Exercise materials:
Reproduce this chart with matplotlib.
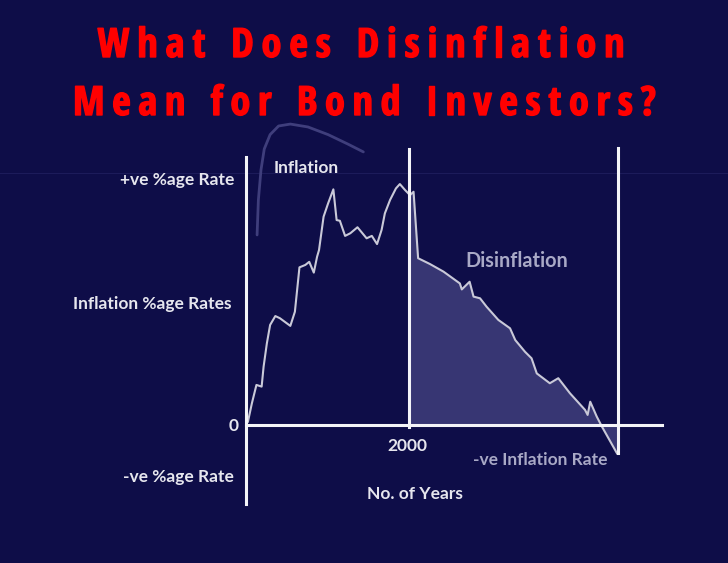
import matplotlib
matplotlib.use("Agg")
import matplotlib.pyplot as plt
import matplotlib.patheffects as pe
from matplotlib.font_manager import FontProperties, fontManager

# ── data (year, inflation rate %) ────────────────────────────────────────────
years = [1975.3, 1975.9, 1976.6, 1977.4, 1977.7, 1978.2, 1978.7, 1979.5,
         1980.2, 1981.8, 1982.5, 1983.2, 1984.1, 1984.7, 1985.4, 1985.9,
         1986.2, 1986.9, 1987.6, 1988.4, 1988.9, 1989.4, 1990.2, 1991.0,
         1992.1, 1993.5, 1994.3, 1995.1, 1995.8, 1996.3, 1997.1, 1998.0,
         1998.6, 1999.4, 2000.15, 2000.7, 2001.4, 2003.2, 2005.3, 2007.8,
         2008.1, 2009.3, 2009.9, 2010.9, 2011.9, 2013.7, 2015.5, 2016.3,
         2017.8, 2018.8, 2019.6, 2021.6, 2022.9, 2024.7, 2027.0, 2027.4,
         2027.8, 2028.8, 2029.6, 2031.9]
rates = [0.14, 0.90, 1.67, 1.60, 2.43, 3.40, 4.17, 4.54,
         4.45, 4.13, 4.72, 6.57, 6.67, 6.80, 6.35, 7.01,
         7.29, 8.68, 9.24, 9.82, 8.54, 8.51, 7.88, 7.99,
         8.24, 7.78, 7.88, 7.54, 8.13, 8.82, 9.38, 9.86,
         10.04, 9.79, 9.58, 9.72, 6.95, 6.71, 6.39, 5.90,
         5.65, 5.97, 5.35, 5.28, 4.93, 4.38, 4.03, 3.54,
         3.05, 2.78, 2.15, 1.74, 1.95, 1.32, 0.63, 0.42,
         0.97, 0.35, -0.07, -1.18]

# decorative hand-drawn arc near the top of the y axis
arc_x = [1976.7, 1976.9, 1977.3, 1977.8, 1978.7, 1980.0, 1981.8, 1984.5, 1987.6, 1990.6, 1993.0]
arc_y = [7.92, 9.38, 10.63, 11.50, 12.10, 12.46, 12.54, 12.42, 12.10, 11.71, 11.38]

X_START, X_MID, X_END, X_AXIS_END = 1975.0, 2000.0, 2032.0, 2038.8

# ── style ─────────────────────────────────────────────────────────────────────
BG      = "#0e0d48"
WHITE   = "#f4f4f8"
CURVE   = "#c9c9d8"
LABEL   = "#e6e6ee"
GREY    = "#a9a9c6"
RED     = "#ff0000"

W, H = 728, 563
fig = plt.figure(figsize=(W / 100, H / 100), dpi=100, facecolor=BG)
ax = fig.add_axes([0, 0, 1, 1])
ax.set_facecolor(BG)
ax.set_xlim(1937.27, 2048.93)
ax.set_ylim(-5.75, 17.71)
ax.axis("off")

# faint scan line across the slide
ax.axhline(10.51, color="#1c1b5a", linewidth=0.8)

# curve + disinflation shading
ax.fill_between(years, rates, 0, where=[y >= X_MID for y in years],
                color="#6a6aa8", alpha=0.45, linewidth=0)
ax.plot(years, rates, color=CURVE, linewidth=1.5, solid_joinstyle="round")
ax.plot(arc_x, arc_y, color="#3f3e7c", linewidth=2.0, solid_capstyle="round")

# axes / guide lines
ax.plot([X_START, X_AXIS_END], [0, 0], color=WHITE, linewidth=2.2)
ax.plot([X_START, X_START], [-3.29, 11.18], color=WHITE, linewidth=2.2)
ax.plot([X_MID, X_MID], [-0.08, 11.5], color=WHITE, linewidth=2.2)
ax.plot([X_END, X_END], [-1.18, 11.54], color=WHITE, linewidth=2.2)

# ── labels (pixel positions, y from top) ─────────────────────────────────────
def px(x, y):
    return x / W, 1 - y / H

lab = dict(family=["Lato", "DejaVu Sans"], fontweight="bold", fontsize=12.5)
fig.text(*px(234, 180), "+ve %age Rate", color=LABEL, ha="right", va="center", **lab)
fig.text(*px(232, 304), "Inflation %age Rates", color=LABEL, ha="right", va="center", **lab)
fig.text(*px(234, 426), "0", color=LABEL, ha="center", va="center", **lab)
fig.text(*px(234, 477), "-ve %age Rate", color=LABEL, ha="right", va="center", **lab)
fig.text(*px(306, 168), "Inflation", color=LABEL, ha="center", va="center", **lab)
fig.text(*px(407, 446), "2000", color=LABEL, ha="center", va="center", **lab)
fig.text(*px(415, 494), "No. of Years", color=LABEL, ha="center", va="center", **lab)
fig.text(*px(540, 460), "-ve Inflation Rate", color=GREY, ha="center", va="center", **lab)
fig.text(*px(517, 261), "Disinflation", color=GREY, ha="center", va="center",
         family=["Lato", "DejaVu Sans"], fontweight="bold", fontsize=14.3)

# ── title with wide letter spacing ───────────────────────────────────────────
def pick_title_font():
    prefs = ["Open Sans", "Noto Sans", "DejaVu Sans", "Roboto", "Liberation Sans Narrow"]
    best = None
    for f in fontManager.ttflist:
        w = f.weight if isinstance(f.weight, int) else 700
        if f.style != "normal" or w < 700 or w > 800:
            continue
        if f.stretch not in ("condensed", "semi-condensed") and "Narrow" not in f.name:
            continue
        fam = next((i for i, p in enumerate(prefs) if f.name.startswith(p)), 99)
        key = (fam, -w)
        if best is None or key < best[0]:
            best = (key, f.fname)
    if best:
        return FontProperties(fname=best[1], size=29)
    return FontProperties(family="DejaVu Sans", weight="bold", size=27)

title_fp = pick_title_font()
renderer = fig.canvas.get_renderer()

def tw(s):
    w, _, _ = renderer.get_text_width_height_descent(s, title_fp, ismath=False)
    return w

def spaced_title(s, cx, base_y, target_w):
    spacing = (target_w - tw(s)) / (len(s) - 1)
    x0 = cx - target_w / 2
    for k, ch in enumerate(s):
        if ch == " ":
            continue
        left = tw(s[:k + 1]) - tw(ch) + k * spacing
        fig.text(*px(x0 + left, base_y), ch, color=RED, fontproperties=title_fp,
                 ha="left", va="baseline",
                 path_effects=[pe.withStroke(linewidth=1.0, foreground=RED)])

spaced_title("What Does Disinflation", 361, 57, 527)
spaced_title("Mean for Bond Investors?", 364.5, 115, 583)

fig.savefig("out.png", dpi=100, facecolor=BG)
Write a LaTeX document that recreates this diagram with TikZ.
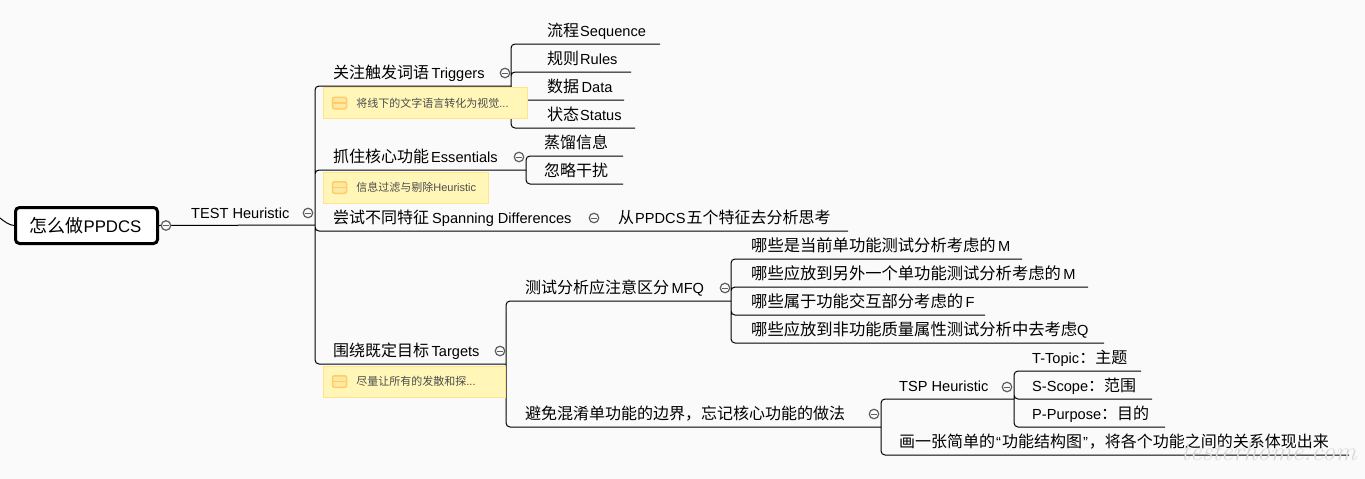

Task prompt: Begin at the first line of the records and please reproduce every line exactly through the one containing "from matplotlib.font_manager import", leaving all pictures out.

Answer:
Reproduce this chart with matplotlib.
import matplotlib
matplotlib.use("Agg")
import matplotlib.pyplot as plt
import matplotlib.patheffects as pe
from matplotlib.font_manager import FontProperties, fontManager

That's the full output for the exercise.